Five years ago, the US Congress supposedly killed what was then known as the Total Information Awareness program, an enormous database maintained by the Pentagon that could be searched for suspicious behavior by US citizens. If it ever was killed, it’s back from the dead and in the hands of the National Security Agency (NSA), according to Siobhan Gorman’s report earlier this month in the Wall Street Journal.
It’s unknown what role the NSA plays in domestic intelligence gathering and surveillance but the agency’s role has historically been confined solely to foreign surveillance. Michael Hayden, then head of the NSA, expanded the NSA’s activities shortly after the 9/11 attacks under a 1981 executive order. An additional executive order issued by President Bush shortly after the attacks presumably expands the NSA’s reach even further, but remains classified. What is known, according Gorman, is that the NSA can—without a warrant—look at email subject lines, time sent, and recipient and sender addresses; websites visited; searches conducted; incoming and outgoing cellphone and landline numbers, locations, and call lengths; bank account information and wire transfers; credit card usage information; and airline passenger information.

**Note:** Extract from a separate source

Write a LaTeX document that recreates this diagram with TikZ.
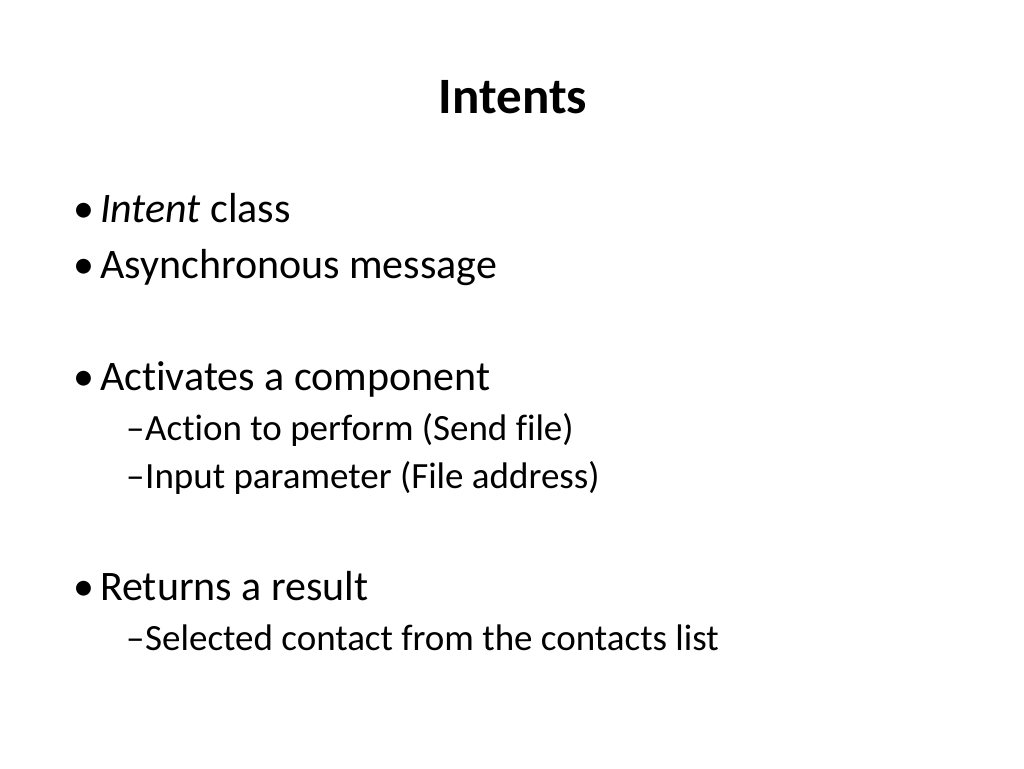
\documentclass[tikz,border=0pt]{standalone}
\usepackage{fontspec}
\setmainfont{Carlito}[Ligatures=NoCommon]
\begin{document}
\begin{tikzpicture}[x=1pt,y=-1pt,
  lvl/.style={anchor=base west,inner sep=0pt,font=\fontsize{42}{48}\selectfont},
  sub/.style={anchor=base west,inner sep=0pt,font=\fontsize{37}{42}\selectfont},
  mk/.style={anchor=base west,inner sep=0pt}]
\useasboundingbox (0,0) rectangle (1024,768);
\node[anchor=base,inner sep=0pt,font=\fontsize{51}{58}\selectfont\bfseries] (t) at (513,113) {Intents};
\foreach \n/\y/\txt in {a/222/{\textit{Intent} class},b/278/{Asynchronous message},c/390/{Activates a component},d/600/{Returns a result}}{
  \node[lvl] (m\n) at (73,\y) {•};
  \node[lvl] (\n) at (100,\y) {\txt};
}
\foreach \n/\y/\txt in {e/440/{Action to perform (Send file)},f/488/{Input parameter (File address)},g/650/{Selected contact from the contacts list}}{
  \node[sub] (m\n) at (126,\y) {–};
  \node[sub] (\n) at (145,\y) {\txt};
}
\end{tikzpicture}
\end{document}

The NSA’s surveillance clearinghouse includes information from its own Terrorist Surveillance Program, which monitors telephone calls and email traffic between the US and overseas; the FBI’s Carnivore, now known as the Digital Collection System, which monitors domestic telecommunications data; and an arrangement with the world’s main international banking clearinghouse to track the movement of money around the globe; along with “an ad-hoc collection of so-called ‘black programs’ whose existence is undisclosed.”
Gorman’s report serves to reinforce Seymour Hersch’s 2006 New Yorker story about how the NSA analyzes all of this data.
The legality of these databases which store “transactional” information—information about a telephone call, for example, but not the actual content of the telephone call—is based in a 1979 US Supreme Court ruling that allows this information to be collected without a warrant. Multiple laws require a warrant for similar information gathered related to electronic communications but the USA Patriot Act lowered the standard in some cases to national security letters instead of an actual court-signed warrant.
An expansion to the Foreign Intelligence Surveillance Act (FISA) expired in February and Congress has been debating whether or not US corporations, including telecommunications companies that cooperated with the Bush administration’s warrantless wiretapping program, should be given immunity from legal liability.